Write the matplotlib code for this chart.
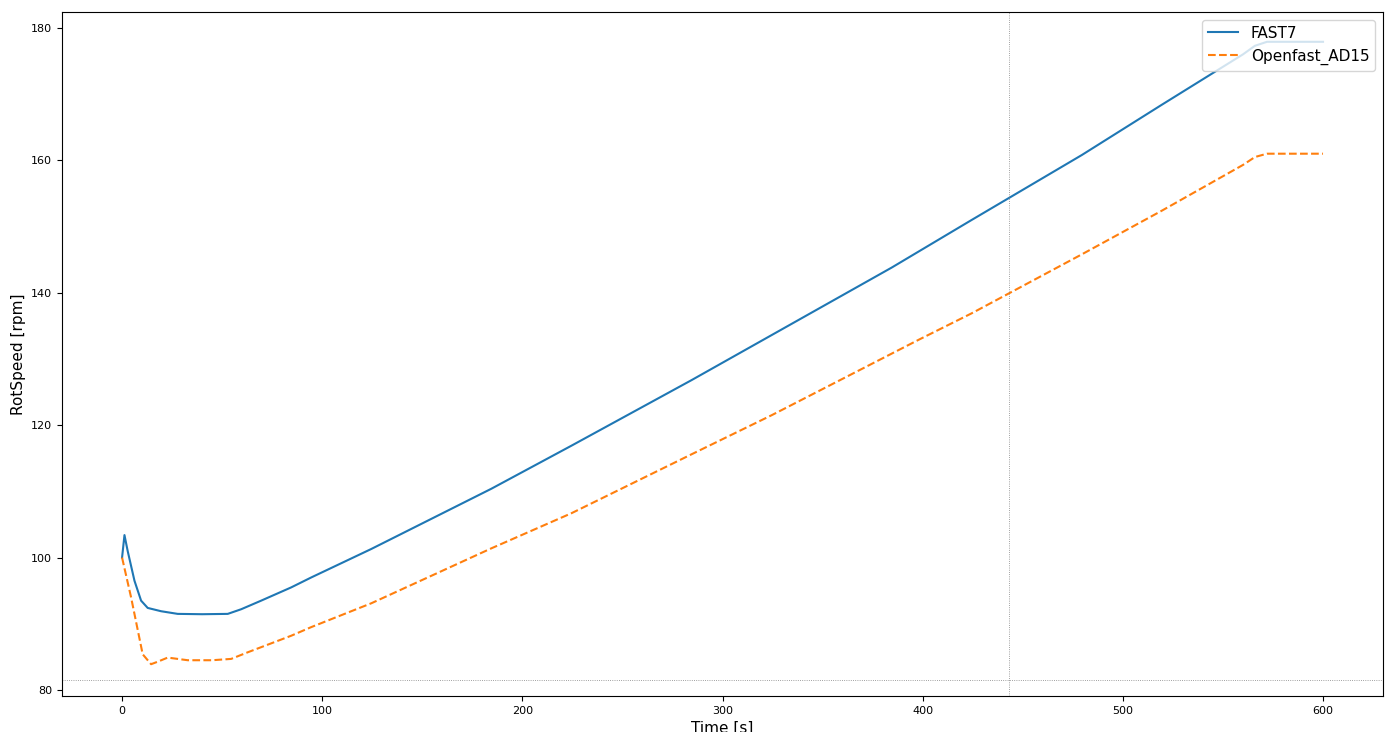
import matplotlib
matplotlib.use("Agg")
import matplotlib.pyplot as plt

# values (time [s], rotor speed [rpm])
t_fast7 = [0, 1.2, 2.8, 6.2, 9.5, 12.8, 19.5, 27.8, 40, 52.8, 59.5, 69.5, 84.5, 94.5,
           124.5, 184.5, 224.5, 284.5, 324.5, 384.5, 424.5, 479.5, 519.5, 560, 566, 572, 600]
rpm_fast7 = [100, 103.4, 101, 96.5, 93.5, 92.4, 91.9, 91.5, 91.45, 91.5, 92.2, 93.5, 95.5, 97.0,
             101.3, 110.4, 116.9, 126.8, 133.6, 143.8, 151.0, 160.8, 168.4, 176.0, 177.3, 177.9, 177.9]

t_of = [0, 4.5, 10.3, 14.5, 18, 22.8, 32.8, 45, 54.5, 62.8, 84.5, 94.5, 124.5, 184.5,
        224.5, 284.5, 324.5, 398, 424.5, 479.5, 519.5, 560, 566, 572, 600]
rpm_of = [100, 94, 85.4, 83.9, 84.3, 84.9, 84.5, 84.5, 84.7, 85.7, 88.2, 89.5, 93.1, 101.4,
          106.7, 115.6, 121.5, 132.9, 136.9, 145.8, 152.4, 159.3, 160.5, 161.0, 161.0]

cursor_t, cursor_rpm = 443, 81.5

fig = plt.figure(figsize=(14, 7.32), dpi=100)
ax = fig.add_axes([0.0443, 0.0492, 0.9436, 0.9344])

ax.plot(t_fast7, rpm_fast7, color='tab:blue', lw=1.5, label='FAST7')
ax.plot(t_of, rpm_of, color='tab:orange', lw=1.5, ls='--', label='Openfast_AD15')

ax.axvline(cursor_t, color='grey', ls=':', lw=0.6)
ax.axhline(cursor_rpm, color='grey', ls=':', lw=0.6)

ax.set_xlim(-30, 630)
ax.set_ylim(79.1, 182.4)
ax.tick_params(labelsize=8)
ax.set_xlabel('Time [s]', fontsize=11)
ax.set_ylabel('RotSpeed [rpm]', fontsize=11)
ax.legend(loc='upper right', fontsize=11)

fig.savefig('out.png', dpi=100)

★ ★ ★ ★

Objective: List all lines in the material containing the string "matplotlib".

Final result:
Write the matplotlib code for this chart.
import matplotlib
matplotlib.use("Agg")
import matplotlib.pyplot as plt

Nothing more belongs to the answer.